SQLite database engine has been patched with a high severity vulnerability that attackers could exploit to crash or control programs that rely on the software. They have revised the software with a patch to defend against the flaw which is difficult to exploit
A vulnerability tracked as CVE-2022-35737, scoring a CVSS severity score of 7.5. that was disclosed last month is 22 years old, introduced in SQLite version 1.0.12, a 2000 release that landed when the software was primarily based on 32-bit architectures and highlighted how initially secure functionality could have unintended consequences much further down the line.

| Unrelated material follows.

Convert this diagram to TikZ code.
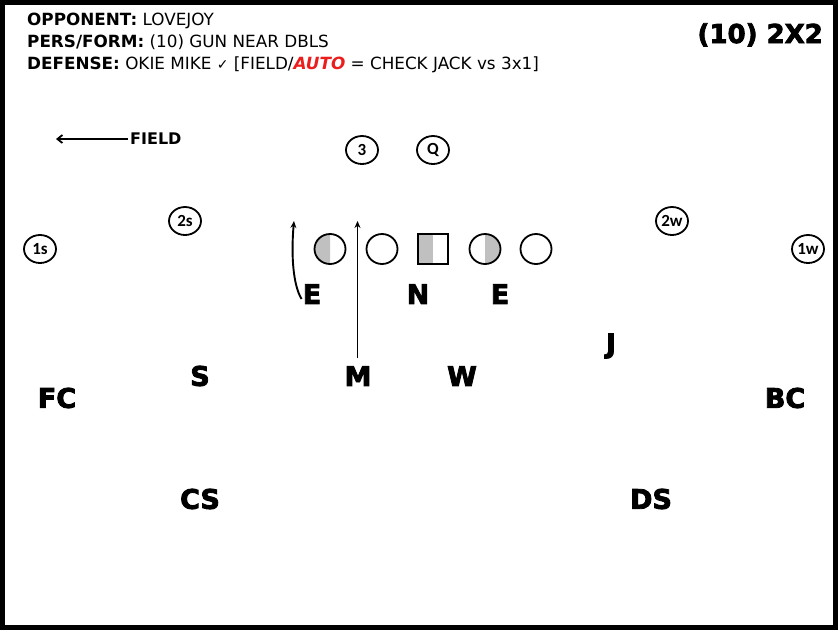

The vulnerability is exploitable on 64-bit systems when large string inputs contain %Q, %q, or %w format substitution types that – in this scenario – might cause programs to crash or worse.
The root cause of the problem was the use of signed 32-bit integers as a byte index into the input string and to compute the size of the output string. When an input string was large enough, the integer would overflow, and “all kinds of problems” ensued.
However, the potential impact of the flaw appears to be limited. It is not possible to reach the vulnerability for malicious purposes via SQL inputs or by-passing SQLite a malformed database file.
An attacker would have to abuse the use the sqlite3_mprintf() function – or “similar C-level interfaces with a format string that includes one of the non-standard conversion symbols, and then pass in a string that is over 2GB in size”.
The patched SQLite version, v3.39.2, was released on July 21.